There is a good reason why hCG is on the banned list: more commonly used as a fertility drug by women, it has, for years, also been favoured by male bodybuilders as a way of kick-starting natural testosterone production after abusing anabolic steroids, particularly in addressing the testicular shrinkage that invariably results. Siver, by the way, didn’t deny the finding, and blamed it on a food supplement.

The 36-year-old is far from the only UFC fighter to fail a doping test in recent months. Four other UFC fighters were caught out in 2014, including Poland’s Piotr Hallmann (for the anabolic steroid drostanolone) and the American Mike King (for the old-school steroid nandrolone). King tested positive after losing to another Irish fighter, Cathal Pendred, in Dublin last July.

Nine-month suspensions appear to be the order of the day, although Russian fighter Ali Bagautinov, who believe it or not tested positive for EPO after the UFC Fight Night in Vancouver last July, was given a one-year ban. And not forgetting the American fighter Chael Sonnen, who retired this summer after failing a third drugs test, the last one, in June, revealing traces of human growth hormone, a pair of unapproved hormone regulators, along with EPO and hCG.

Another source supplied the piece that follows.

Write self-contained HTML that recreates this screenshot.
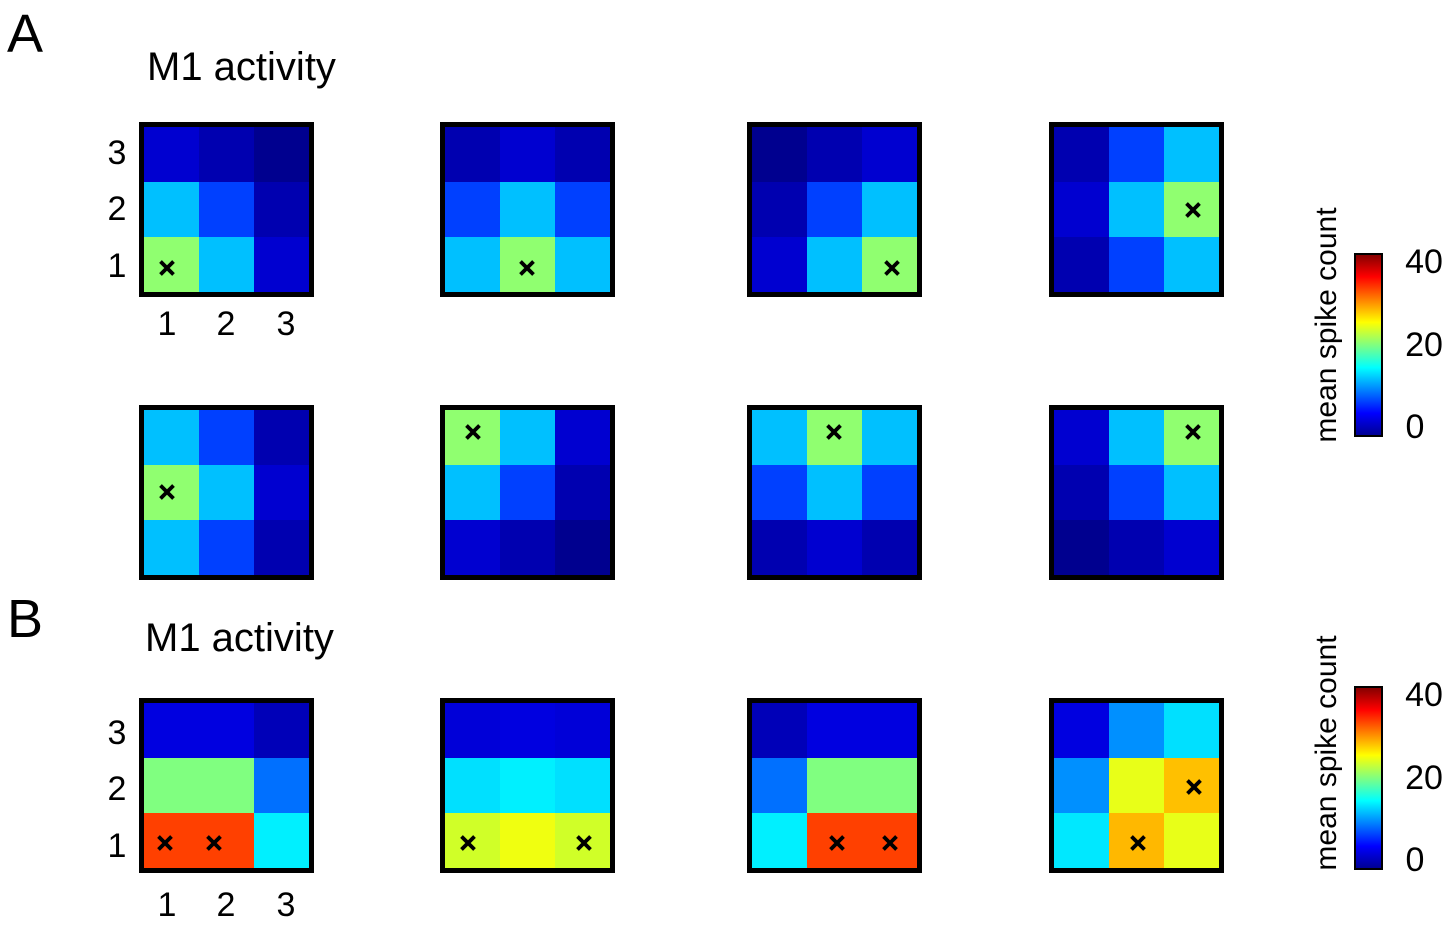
<!DOCTYPE html>
<html><head><meta charset="utf-8"><style>
html,body{margin:0;padding:0;background:#fff;}
svg{display:block;font-family:"Liberation Sans",Arial,sans-serif;}
</style></head><body>
<svg width="1453" height="926" viewBox="0 0 1453 926">
<defs>
<linearGradient id="jet" x1="0" y1="1" x2="0" y2="0">
<stop offset="0" stop-color="#00008f"/>
<stop offset="0.125" stop-color="#0000ff"/>
<stop offset="0.375" stop-color="#00ffff"/>
<stop offset="0.5" stop-color="#80ff80"/>
<stop offset="0.625" stop-color="#ffff00"/>
<stop offset="0.875" stop-color="#ff0000"/>
<stop offset="1" stop-color="#800000"/>
</linearGradient>
<g id="x"><path d="M-6.5,-6.5 L6.5,6.5 M6.5,-6.5 L-6.5,6.5" stroke="#000" stroke-width="3.8"/></g>
</defs>
<text x="7" y="52" font-size="54">A</text>
<text x="147" y="80" font-size="40">M1 activity</text>
<text x="7" y="637" font-size="54">B</text>
<text x="145" y="651" font-size="40">M1 activity</text>
<g font-size="34" text-anchor="middle">
<text x="117" y="164">3</text><text x="117" y="220">2</text><text x="117" y="277">1</text>
<text x="167" y="335">1</text><text x="226" y="335">2</text><text x="286" y="335">3</text>
<text x="117" y="744">3</text><text x="117" y="800">2</text><text x="117" y="857">1</text>
<text x="167" y="916">1</text><text x="226" y="916">2</text><text x="286" y="916">3</text>
</g>
<g>
<rect x="144" y="127" width="55" height="55" fill="#0000d0"/><rect x="199" y="127" width="55" height="55" fill="#0000b0"/><rect x="254" y="127" width="55" height="55" fill="#00008f"/>
<rect x="144" y="182" width="55" height="55" fill="#00c0ff"/><rect x="199" y="182" width="55" height="55" fill="#0040ff"/><rect x="254" y="182" width="55" height="55" fill="#0000b0"/>
<rect x="144" y="237" width="55" height="55" fill="#90ff70"/><rect x="199" y="237" width="55" height="55" fill="#00c0ff"/><rect x="254" y="237" width="55" height="55" fill="#0000d0"/>
<use href="#x" x="167" y="268"/>
<rect x="141.5" y="124.5" width="170" height="170" fill="none" stroke="#000" stroke-width="5"/>
</g>
<g>
<rect x="445" y="127" width="55" height="55" fill="#0000b0"/><rect x="500" y="127" width="55" height="55" fill="#0000d0"/><rect x="555" y="127" width="55" height="55" fill="#0000b0"/>
<rect x="445" y="182" width="55" height="55" fill="#0040ff"/><rect x="500" y="182" width="55" height="55" fill="#00c0ff"/><rect x="555" y="182" width="55" height="55" fill="#0040ff"/>
<rect x="445" y="237" width="55" height="55" fill="#00c0ff"/><rect x="500" y="237" width="55" height="55" fill="#90ff70"/><rect x="555" y="237" width="55" height="55" fill="#00c0ff"/>
<use href="#x" x="527" y="268"/>
<rect x="442.5" y="124.5" width="170" height="170" fill="none" stroke="#000" stroke-width="5"/>
</g>
<g>
<rect x="752" y="127" width="55" height="55" fill="#00008f"/><rect x="807" y="127" width="55" height="55" fill="#0000b0"/><rect x="862" y="127" width="55" height="55" fill="#0000d0"/>
<rect x="752" y="182" width="55" height="55" fill="#0000b0"/><rect x="807" y="182" width="55" height="55" fill="#0040ff"/><rect x="862" y="182" width="55" height="55" fill="#00c0ff"/>
<rect x="752" y="237" width="55" height="55" fill="#0000d0"/><rect x="807" y="237" width="55" height="55" fill="#00c0ff"/><rect x="862" y="237" width="55" height="55" fill="#90ff70"/>
<use href="#x" x="892" y="268"/>
<rect x="749.5" y="124.5" width="170" height="170" fill="none" stroke="#000" stroke-width="5"/>
</g>
<g>
<rect x="1054" y="127" width="55" height="55" fill="#0000b0"/><rect x="1109" y="127" width="55" height="55" fill="#0040ff"/><rect x="1164" y="127" width="55" height="55" fill="#00c0ff"/>
<rect x="1054" y="182" width="55" height="55" fill="#0000d0"/><rect x="1109" y="182" width="55" height="55" fill="#00c0ff"/><rect x="1164" y="182" width="55" height="55" fill="#90ff70"/>
<rect x="1054" y="237" width="55" height="55" fill="#0000b0"/><rect x="1109" y="237" width="55" height="55" fill="#0040ff"/><rect x="1164" y="237" width="55" height="55" fill="#00c0ff"/>
<use href="#x" x="1193" y="210"/>
<rect x="1051.5" y="124.5" width="170" height="170" fill="none" stroke="#000" stroke-width="5"/>
</g>
<g>
<rect x="144" y="410" width="55" height="55" fill="#00c0ff"/><rect x="199" y="410" width="55" height="55" fill="#0040ff"/><rect x="254" y="410" width="55" height="55" fill="#0000b0"/>
<rect x="144" y="465" width="55" height="55" fill="#90ff70"/><rect x="199" y="465" width="55" height="55" fill="#00c0ff"/><rect x="254" y="465" width="55" height="55" fill="#0000d0"/>
<rect x="144" y="520" width="55" height="55" fill="#00c0ff"/><rect x="199" y="520" width="55" height="55" fill="#0040ff"/><rect x="254" y="520" width="55" height="55" fill="#0000b0"/>
<use href="#x" x="167" y="492"/>
<rect x="141.5" y="407.5" width="170" height="170" fill="none" stroke="#000" stroke-width="5"/>
</g>
<g>
<rect x="445" y="410" width="55" height="55" fill="#90ff70"/><rect x="500" y="410" width="55" height="55" fill="#00c0ff"/><rect x="555" y="410" width="55" height="55" fill="#0000d0"/>
<rect x="445" y="465" width="55" height="55" fill="#00c0ff"/><rect x="500" y="465" width="55" height="55" fill="#0040ff"/><rect x="555" y="465" width="55" height="55" fill="#0000b0"/>
<rect x="445" y="520" width="55" height="55" fill="#0000d0"/><rect x="500" y="520" width="55" height="55" fill="#0000b0"/><rect x="555" y="520" width="55" height="55" fill="#00008f"/>
<use href="#x" x="473" y="432"/>
<rect x="442.5" y="407.5" width="170" height="170" fill="none" stroke="#000" stroke-width="5"/>
</g>
<g>
<rect x="752" y="410" width="55" height="55" fill="#00c0ff"/><rect x="807" y="410" width="55" height="55" fill="#90ff70"/><rect x="862" y="410" width="55" height="55" fill="#00c0ff"/>
<rect x="752" y="465" width="55" height="55" fill="#0040ff"/><rect x="807" y="465" width="55" height="55" fill="#00c0ff"/><rect x="862" y="465" width="55" height="55" fill="#0040ff"/>
<rect x="752" y="520" width="55" height="55" fill="#0000b0"/><rect x="807" y="520" width="55" height="55" fill="#0000d0"/><rect x="862" y="520" width="55" height="55" fill="#0000b0"/>
<use href="#x" x="834" y="432"/>
<rect x="749.5" y="407.5" width="170" height="170" fill="none" stroke="#000" stroke-width="5"/>
</g>
<g>
<rect x="1054" y="410" width="55" height="55" fill="#0000d0"/><rect x="1109" y="410" width="55" height="55" fill="#00c0ff"/><rect x="1164" y="410" width="55" height="55" fill="#90ff70"/>
<rect x="1054" y="465" width="55" height="55" fill="#0000b0"/><rect x="1109" y="465" width="55" height="55" fill="#0040ff"/><rect x="1164" y="465" width="55" height="55" fill="#00c0ff"/>
<rect x="1054" y="520" width="55" height="55" fill="#00008f"/><rect x="1109" y="520" width="55" height="55" fill="#0000b0"/><rect x="1164" y="520" width="55" height="55" fill="#0000d0"/>
<use href="#x" x="1193" y="432"/>
<rect x="1051.5" y="407.5" width="170" height="170" fill="none" stroke="#000" stroke-width="5"/>
</g>
<g>
<rect x="144" y="703" width="55" height="55" fill="#0000e0"/><rect x="199" y="703" width="55" height="55" fill="#0000e0"/><rect x="254" y="703" width="55" height="55" fill="#0000b8"/>
<rect x="144" y="758" width="55" height="55" fill="#80ff80"/><rect x="199" y="758" width="55" height="55" fill="#80ff80"/><rect x="254" y="758" width="55" height="55" fill="#0070ff"/>
<rect x="144" y="813" width="55" height="55" fill="#ff4000"/><rect x="199" y="813" width="55" height="55" fill="#ff4000"/><rect x="254" y="813" width="55" height="55" fill="#00f0ff"/>
<use href="#x" x="165" y="843"/><use href="#x" x="214" y="843"/>
<rect x="141.5" y="700.5" width="170" height="170" fill="none" stroke="#000" stroke-width="5"/>
</g>
<g>
<rect x="445" y="703" width="55" height="55" fill="#0000d8"/><rect x="500" y="703" width="55" height="55" fill="#0000e0"/><rect x="555" y="703" width="55" height="55" fill="#0000d8"/>
<rect x="445" y="758" width="55" height="55" fill="#00e0ff"/><rect x="500" y="758" width="55" height="55" fill="#00f0ff"/><rect x="555" y="758" width="55" height="55" fill="#00e0ff"/>
<rect x="445" y="813" width="55" height="55" fill="#d0ff28"/><rect x="500" y="813" width="55" height="55" fill="#f0ff10"/><rect x="555" y="813" width="55" height="55" fill="#d0ff28"/>
<use href="#x" x="468" y="843"/><use href="#x" x="584" y="843"/>
<rect x="442.5" y="700.5" width="170" height="170" fill="none" stroke="#000" stroke-width="5"/>
</g>
<g>
<rect x="752" y="703" width="55" height="55" fill="#0000b8"/><rect x="807" y="703" width="55" height="55" fill="#0000e0"/><rect x="862" y="703" width="55" height="55" fill="#0000e0"/>
<rect x="752" y="758" width="55" height="55" fill="#0070ff"/><rect x="807" y="758" width="55" height="55" fill="#80ff80"/><rect x="862" y="758" width="55" height="55" fill="#80ff80"/>
<rect x="752" y="813" width="55" height="55" fill="#00f0ff"/><rect x="807" y="813" width="55" height="55" fill="#ff4000"/><rect x="862" y="813" width="55" height="55" fill="#ff4000"/>
<use href="#x" x="837" y="843"/><use href="#x" x="890" y="843"/>
<rect x="749.5" y="700.5" width="170" height="170" fill="none" stroke="#000" stroke-width="5"/>
</g>
<g>
<rect x="1054" y="703" width="55" height="55" fill="#0000e0"/><rect x="1109" y="703" width="55" height="55" fill="#0090ff"/><rect x="1164" y="703" width="55" height="55" fill="#00e0ff"/>
<rect x="1054" y="758" width="55" height="55" fill="#0090ff"/><rect x="1109" y="758" width="55" height="55" fill="#e8ff18"/><rect x="1164" y="758" width="55" height="55" fill="#ffc000"/>
<rect x="1054" y="813" width="55" height="55" fill="#00e8ff"/><rect x="1109" y="813" width="55" height="55" fill="#ffb800"/><rect x="1164" y="813" width="55" height="55" fill="#e8ff18"/>
<use href="#x" x="1194" y="787"/><use href="#x" x="1138" y="843"/>
<rect x="1051.5" y="700.5" width="170" height="170" fill="none" stroke="#000" stroke-width="5"/>
</g>
<rect x="1355" y="254" width="27" height="182" fill="url(#jet)" stroke="#000" stroke-width="2"/>
<rect x="1355" y="687" width="27" height="182" fill="url(#jet)" stroke="#000" stroke-width="2"/>
<g font-size="34" text-anchor="middle">
<text x="1424" y="273">40</text><text x="1424" y="356">20</text><text x="1415" y="438">0</text>
<text x="1424" y="706">40</text><text x="1424" y="789">20</text><text x="1415" y="871">0</text>
</g>
<g font-size="30" text-anchor="middle">
<text transform="translate(1336,325) rotate(-90)">mean spike count</text>
<text transform="translate(1336,753) rotate(-90)">mean spike count</text>
</g>
</svg>
</body></html>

Again, all this after just a little more probing, and which at least helps explain why the Irish Sports Council continue to be cautious in recognising mixed martial arts for funding or any other support purposes. McGregor, meanwhile, is clearly a man on the rise, and yet perhaps the ultimate message from Noone’s interview with Tubridy is that there is still much more we need to know outside the basics of UFC.